The Collective Bargaining Agreement negotiation deadline day, already extended twice, arrived today. With next to little progress being made toward a resolution this week, since both sides went public with their arguments over the prior weekend, the real possibility of a work stoppage for Major League Soccer seems on the horizon. At least for the time being, as announced by both sides in the negotiations, the preseason will continue as planned.
At just after 2 p.m. this afternoon, the executive director of the MLS Players Union, Bob Foose, announced that there will not be a third extension to the existing CBA. In a prepared statement he outlined the specifics:
"Effective at midnight tonight, our collective bargaining agreement with MLS will expire," said Foose. "While we expect that negotiations with MLS will resume at some point, there simply hasn't been enough progress made in the negotiations to date to warrant an extension of the old agreement. We have advised our players to keep working for the time being, but as of Friday they will be doing so without a CBA. In the meantime, all options are being considered as the process continues. We are completely committed to forging real changes to the way MLS players are treated."
Earlier this afternoon, I had the chance to talk with the San Jose Earthquakes player representative to the union, goalkeeper Joe Cannon. I asked him to distill down the issues that are most important to the players in these negotiations, and whether the overriding issue was one of free agency within the league.

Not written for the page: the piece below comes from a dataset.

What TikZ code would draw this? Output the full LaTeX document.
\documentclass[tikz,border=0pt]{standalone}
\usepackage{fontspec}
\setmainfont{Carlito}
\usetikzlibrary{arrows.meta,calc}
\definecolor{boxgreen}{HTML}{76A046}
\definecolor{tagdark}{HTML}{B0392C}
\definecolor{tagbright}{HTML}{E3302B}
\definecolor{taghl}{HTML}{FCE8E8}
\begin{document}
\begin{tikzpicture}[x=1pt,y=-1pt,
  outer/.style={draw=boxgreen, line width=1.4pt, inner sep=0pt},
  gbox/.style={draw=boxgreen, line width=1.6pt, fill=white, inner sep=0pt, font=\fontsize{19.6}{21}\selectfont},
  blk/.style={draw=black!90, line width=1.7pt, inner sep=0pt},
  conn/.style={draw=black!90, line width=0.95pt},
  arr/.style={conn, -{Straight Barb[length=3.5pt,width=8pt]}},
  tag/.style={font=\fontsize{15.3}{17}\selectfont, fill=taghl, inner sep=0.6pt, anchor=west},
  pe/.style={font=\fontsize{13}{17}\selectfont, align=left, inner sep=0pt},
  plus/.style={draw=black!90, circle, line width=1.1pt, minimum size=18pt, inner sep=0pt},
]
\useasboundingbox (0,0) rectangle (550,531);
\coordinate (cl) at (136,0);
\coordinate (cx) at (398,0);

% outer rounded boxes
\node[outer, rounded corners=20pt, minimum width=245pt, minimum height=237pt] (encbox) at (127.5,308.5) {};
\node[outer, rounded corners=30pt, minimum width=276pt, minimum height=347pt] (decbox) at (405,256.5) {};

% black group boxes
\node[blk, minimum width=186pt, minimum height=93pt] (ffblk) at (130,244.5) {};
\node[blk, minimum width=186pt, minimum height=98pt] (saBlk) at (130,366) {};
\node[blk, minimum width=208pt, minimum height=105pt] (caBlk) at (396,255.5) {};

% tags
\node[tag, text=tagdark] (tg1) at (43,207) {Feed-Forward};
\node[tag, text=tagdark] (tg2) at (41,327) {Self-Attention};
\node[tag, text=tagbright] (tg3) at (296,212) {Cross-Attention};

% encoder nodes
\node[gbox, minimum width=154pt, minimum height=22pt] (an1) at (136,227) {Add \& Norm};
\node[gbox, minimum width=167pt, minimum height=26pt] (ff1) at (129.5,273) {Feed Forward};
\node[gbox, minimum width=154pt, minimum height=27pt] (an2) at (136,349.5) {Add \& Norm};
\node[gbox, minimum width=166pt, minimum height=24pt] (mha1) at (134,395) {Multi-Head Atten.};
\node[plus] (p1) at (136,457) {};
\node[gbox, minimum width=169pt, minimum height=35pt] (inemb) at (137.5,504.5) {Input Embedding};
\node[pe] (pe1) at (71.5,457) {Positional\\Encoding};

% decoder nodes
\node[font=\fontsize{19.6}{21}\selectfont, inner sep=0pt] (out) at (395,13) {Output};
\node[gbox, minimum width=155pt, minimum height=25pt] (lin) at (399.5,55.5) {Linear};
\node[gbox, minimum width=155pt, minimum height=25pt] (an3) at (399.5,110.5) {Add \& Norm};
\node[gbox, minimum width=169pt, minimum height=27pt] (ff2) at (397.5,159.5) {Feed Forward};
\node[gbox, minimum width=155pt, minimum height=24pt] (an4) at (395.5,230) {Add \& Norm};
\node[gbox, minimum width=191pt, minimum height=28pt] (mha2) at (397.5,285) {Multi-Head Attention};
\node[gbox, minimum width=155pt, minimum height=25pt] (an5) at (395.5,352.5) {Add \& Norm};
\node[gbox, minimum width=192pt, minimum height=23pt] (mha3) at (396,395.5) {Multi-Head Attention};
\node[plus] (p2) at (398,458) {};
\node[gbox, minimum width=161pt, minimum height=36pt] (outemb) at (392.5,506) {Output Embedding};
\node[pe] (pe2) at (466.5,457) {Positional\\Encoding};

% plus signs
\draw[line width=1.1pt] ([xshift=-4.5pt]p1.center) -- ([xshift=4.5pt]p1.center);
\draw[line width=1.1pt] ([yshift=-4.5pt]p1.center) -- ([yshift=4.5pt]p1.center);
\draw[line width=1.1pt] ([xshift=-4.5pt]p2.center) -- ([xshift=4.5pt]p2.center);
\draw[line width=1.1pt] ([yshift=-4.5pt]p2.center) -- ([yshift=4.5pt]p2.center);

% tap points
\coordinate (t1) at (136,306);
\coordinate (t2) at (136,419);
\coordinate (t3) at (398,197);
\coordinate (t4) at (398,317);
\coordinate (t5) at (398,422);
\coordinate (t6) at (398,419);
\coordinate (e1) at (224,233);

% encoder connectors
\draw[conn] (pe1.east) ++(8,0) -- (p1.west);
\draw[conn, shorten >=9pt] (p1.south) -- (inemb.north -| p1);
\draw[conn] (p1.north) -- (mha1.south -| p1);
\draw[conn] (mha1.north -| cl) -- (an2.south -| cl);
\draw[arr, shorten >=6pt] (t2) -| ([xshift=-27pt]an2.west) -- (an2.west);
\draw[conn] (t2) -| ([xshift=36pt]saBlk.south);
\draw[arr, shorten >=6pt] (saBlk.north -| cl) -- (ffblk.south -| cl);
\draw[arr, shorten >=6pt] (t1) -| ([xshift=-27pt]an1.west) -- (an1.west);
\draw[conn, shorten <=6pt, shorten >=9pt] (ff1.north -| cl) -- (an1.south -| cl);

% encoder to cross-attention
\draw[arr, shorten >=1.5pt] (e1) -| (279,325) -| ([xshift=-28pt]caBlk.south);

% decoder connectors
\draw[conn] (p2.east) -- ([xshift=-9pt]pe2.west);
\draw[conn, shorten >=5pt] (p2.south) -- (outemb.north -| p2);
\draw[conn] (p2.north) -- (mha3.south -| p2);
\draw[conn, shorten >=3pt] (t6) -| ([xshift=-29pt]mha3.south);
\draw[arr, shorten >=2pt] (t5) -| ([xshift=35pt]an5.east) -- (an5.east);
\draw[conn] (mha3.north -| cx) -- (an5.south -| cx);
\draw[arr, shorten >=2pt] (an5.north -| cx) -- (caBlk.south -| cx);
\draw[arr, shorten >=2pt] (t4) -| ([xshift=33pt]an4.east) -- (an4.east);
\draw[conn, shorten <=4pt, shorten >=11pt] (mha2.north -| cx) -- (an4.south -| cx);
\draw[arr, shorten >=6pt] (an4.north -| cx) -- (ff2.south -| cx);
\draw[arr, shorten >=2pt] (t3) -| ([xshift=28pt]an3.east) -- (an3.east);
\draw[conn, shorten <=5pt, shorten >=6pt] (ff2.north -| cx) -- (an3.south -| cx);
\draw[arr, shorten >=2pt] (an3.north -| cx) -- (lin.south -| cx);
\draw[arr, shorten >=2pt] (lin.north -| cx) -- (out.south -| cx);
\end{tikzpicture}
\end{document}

"I don't think free agency, per se, is what we are asking for," explained Cannon. "I think guaranteed contracts, unilateral contract options, and some sense of free agency are what we want. I think the offers we have made to the league don't really present a challenge to the single-entity structure. We feel that within the confines that the system is currently run that we're pretty much asking for just those three basic rights.

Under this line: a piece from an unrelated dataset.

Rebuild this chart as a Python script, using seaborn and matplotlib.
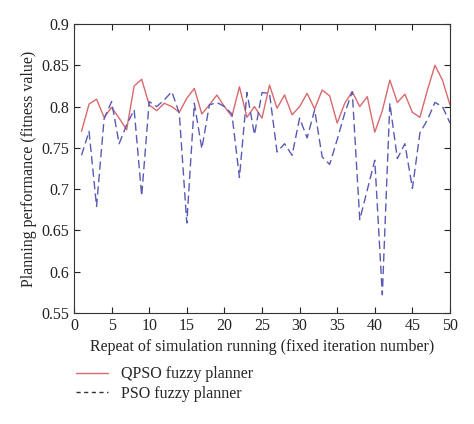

"MLS is going to paint the situation one way and we are going to paint it another; you are going to have to decide what you believe. But it is very encouraging that the players are sticking together, and right now we are really unified toward getting the basic player rights that every player around the world gets."
When pressed on the issue of whether the union's demands would threaten the legal structure of MLS, Cannon elaborated further. "Everyone wants to know how the league is run. Even the fans, from their point of view, should feel that the league needs to be more transparent about their rules and the way they do things with drafts and player movements. Their policies seem kind of eerily tilted in some ways.
"What we are asking for comes from within the confines of the league's system. We don't feel it challenges at all what the league is doing. What it comes down to for us is basic rights. For it to be painted as just an issue of free agency is a big mistake."
Meanwhile, Major League Soccer has released its own statement on the matter:
"We have told the Players' Union that the League does not plan to lock out the players and we are prepared to begin the season under the current CBA while we continue to bargain to reach agreement on a new CBA.
"We have listened to the issues raised by the MLS Players Union and the League has made detailed proposals that have addressed these issues, including in the areas of economics, guaranteed contracts, options, and the ability of a player to move to another MLS Club if he is released by his current Club. These proposals, which represent substantial changes from the current CBA, will significantly increase our spending and provide substantially more rights to the players."
With both sides continuing to illustrate the same key issues, a new CBA will require some level of compromise from the league and the players. Without detailed accounts of the proposals from either side, it is very difficult to render judgment on which side has the more sympathetic argument at this point. At the very least the preseason will continue, but until when does the frustration from the players or the league at not having an agreement become too large a distraction to overcome. And when does the labor dispute distract MLS fans from fully investing their support toward the on-field product. As Cannon states, it all depends on who you believe.